Ogni gita mi ha insegnato ad ascoltarmi: il battito del mio cuore, il mio respiro, la cadenza del mio passo per poter arrivare alla meta senza buttare energie.
Ho imparato a spegnere la mia testa che tentava di convincermi di non poter continuare, di non avere più energie, di mollare.
Mi son venute vesciche per gli scarponi e sulle mani per il freddo.
Mi sono sentita inadatta, incapace, impotente e minuscola ma anche libera, forte e con più risorse di quelle che credo.

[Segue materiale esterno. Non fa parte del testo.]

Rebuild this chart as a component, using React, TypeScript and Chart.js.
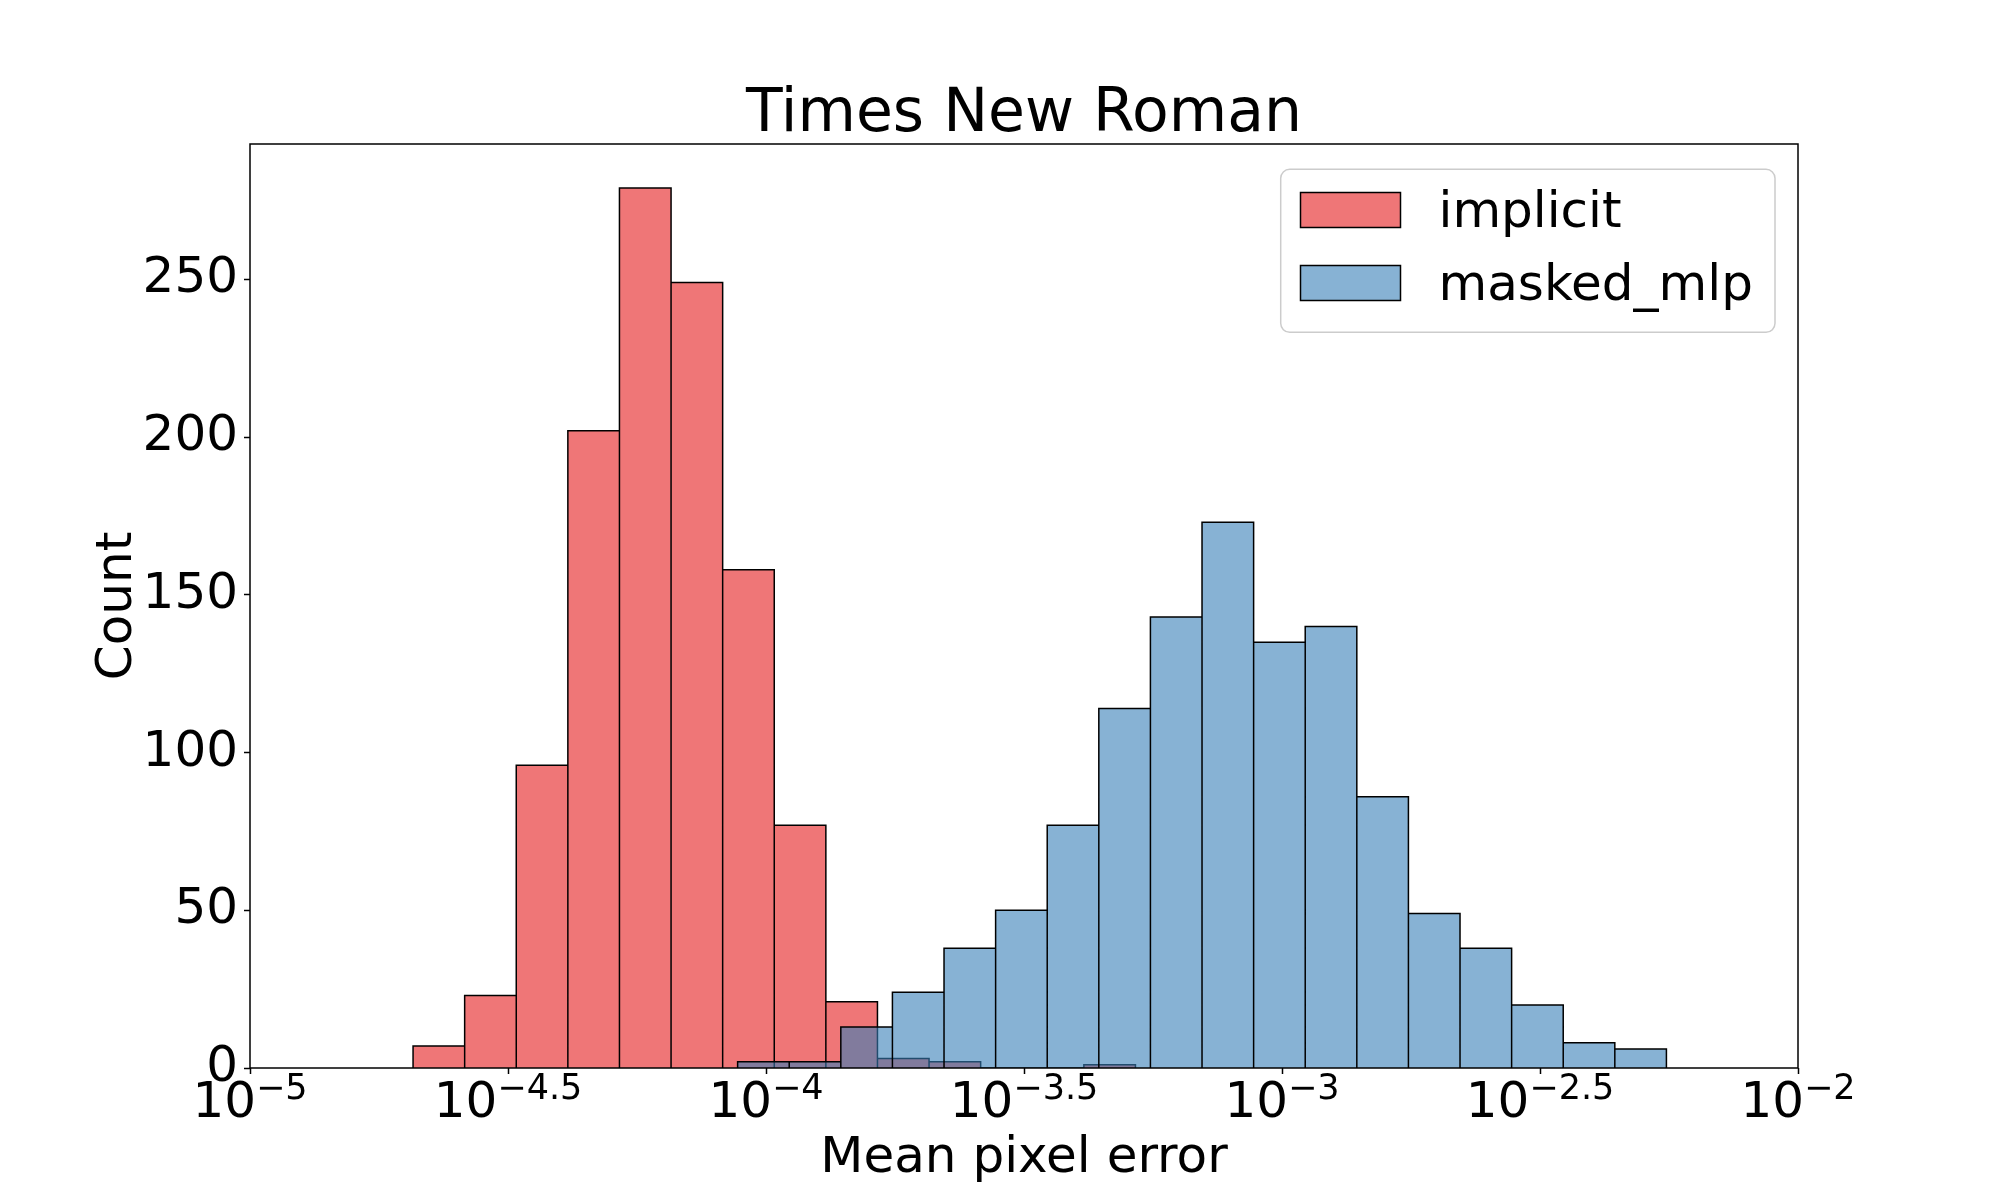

Ogni volta raggiunta la meta la soddisfazione, l’essere fiera di me stessa e il panorama, ripagano ogni fatica; la stanchezza la sera e i muscoli doloranti hanno quel dolce sapore di completezza, di pace nel cuore e nella mente, densi di quel desiderio di ritornare lì subito, tra le cime, le rocce e la neve, a ripercorrere la fatica, l’adrenalina e momenti di vita piena e vera.
Quindi grazie a tutti gli istruttori: chi pazientemente è stato con me, chi mi ha spronato con fermezza, chi ha messo a disposizione il suo tempo per spiegarci ed insegnarci, chi ha cercato di tirarmi in mezzo al gruppo (esserino asociale quale sono nei gruppi), chi mi ha vestito mentre gelavo a 2800 mt tra vento forte e neve che sferzava il viso, chi mi ha raccontato aneddoti di avventure con mio papà, che di queste cose parla poco e chi per me è diventato un esempio.
Questo corso, oltre che ad avermi insegnato la teoria, mi ha mostrato la correttezza del mio rapporto con la montagna e mi ha anche insegnato che ciò che riporti a valle, vale molto più di quelle ore di fatica o sonno in meno; ma soprattutto mi ha insegnato me stessa, tante parti di me che non si erano ancora incontrate hanno preso forma.
Farò tesoro di ogni piccola, grande cosa appresa.